Question

A wire lying along a $$y$$ axis from $$y=0$$ to $$y=0.250 \mathrm{~m}$$ carries a current of $$2.00 \mathrm{~m} \mathrm{~A}$$ in the negative direction of the axis. The wire fully lies in a nonuniform magnetic field that is given by $$\vec{B}=(0.300 \mathrm{~T} / \mathrm{m}) y \hat{\mathrm{i}}+(0.400 \mathrm{~T} / \mathrm{m}) y \mathrm{j} .$$ In unit-vector notation, what is the magnetic force on the wire?

Answer

**step1 Identify Given Quantities and Express Current Element**

First, we list the given values for the current and the range of the wire. The current flows in the negative y-direction, so the differential current element vector $$d\vec{l}$$ is expressed by taking into account both the magnitude of the current and its direction along the y-axis.

I = 2.00 \mathrm{~mA} = 2.00 \times 10^{-3} \mathrm{~A}

\text{Wire length: } y \text{ from } 0 \text{ to } 0.250 \mathrm{~m}

d\vec{l} = dy (-\hat{j})

The magnetic field is given as:

\vec{B}=(0.300 \mathrm{~T} / \mathrm{m}) y \hat{\mathrm{i}}+(0.400 \mathrm{~T} / \mathrm{m}) y \hat{\mathrm{j}}

**step2 Calculate the Differential Magnetic Force**

The magnetic force on a current element $$d\vec{l}$$ carrying current $$I$$ in a magnetic field $$\vec{B}$$ is given by the formula $$d\vec{F} = I d\vec{l} \times \vec{B}$$. We substitute the expressions for $$d\vec{l}$$ and $$\vec{B}$$ into this formula and perform the cross product.

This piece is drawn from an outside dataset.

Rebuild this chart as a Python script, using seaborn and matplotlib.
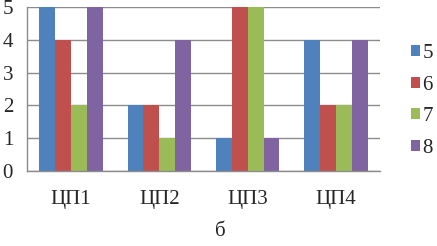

d\vec{F} = I (dy (-\hat{j})) \times ((0.300 \mathrm{~T} / \mathrm{m}) y \hat{\mathrm{i}}+(0.400 \mathrm{~T} / \mathrm{m}) y \hat{\mathrm{j}})

d\vec{F} = -I dy [(0.300 \mathrm{~T} / \mathrm{m}) y (\hat{j} \times \hat{i}) + (0.400 \mathrm{~T} / \mathrm{m}) y (\hat{j} \times \hat{j})]

Using the cross product rules: $$\hat{j} \times \hat{i} = -\hat{k}$$ and $$\hat{j} \times \hat{j} = 0$$.

d\vec{F} = -I dy [(0.300 \mathrm{~T} / \mathrm{m}) y (-\hat{k}) + (0.400 \mathrm{~T} / \mathrm{m}) y (0)]

d\vec{F} = -I dy [-(0.300 \mathrm{~T} / \mathrm{m}) y \hat{k}]

d\vec{F} = I (0.300 \mathrm{~T} / \mathrm{m}) y dy \hat{k}

**step3 Integrate to Find the Total Magnetic Force**

To find the total magnetic force on the wire, we integrate the differential force $$d\vec{F}$$ over the entire length of the wire, from $$y=0$$ to $$y=0.250 \mathrm{~m}$$. We factor out constants and perform the integration with respect to $$y$$.

\vec{F} = \int_{0}^{0.250} I (0.300 \mathrm{~T} / \mathrm{m}) y dy \hat{k}

\vec{F} = I (0.300 \mathrm{~T} / \mathrm{m}) \hat{k} \int_{0}^{0.250} y dy

The integral of $$y$$ with respect to $$y$$ is $$\frac{y^2}{2}$$.

\vec{F} = I (0.300 \mathrm{~T} / \mathrm{m}) \hat{k} \left[ \frac{y^2}{2} \right]_{0}^{0.250}

\vec{F} = I (0.300 \mathrm{~T} / \mathrm{m}) \hat{k} \left( \frac{(0.250 \mathrm{~m})^2}{2} - \frac{(0 \mathrm{~m})^2}{2} \right)

\vec{F} = I (0.300 \mathrm{~T} / \mathrm{m}) \frac{(0.250 \mathrm{~m})^2}{2} \hat{k}

**step4 Substitute Values and Calculate the Final Force**

Now we substitute the numerical value of the current $$I$$ and calculate the final force. We ensure all units are consistent to get the force in Newtons.

\vec{F} = (2.00 \times 10^{-3} \mathrm{~A}) (0.300 \mathrm{~T} / \mathrm{m}) \frac{(0.250 \mathrm{~m})^2}{2} \hat{k}

\vec{F} = (2.00 \times 10^{-3}) (0.300) \frac{0.0625}{2} \hat{k} \mathrm{~N}

\vec{F} = (0.0006) (0.03125) \hat{k} \mathrm{~N}

\vec{F} = 0.00001875 \hat{k} \mathrm{~N}

Rounding to three significant figures, the magnetic force is:

\vec{F} = 1.88 \times 10^{-5} \mathrm{~N} \hat{k}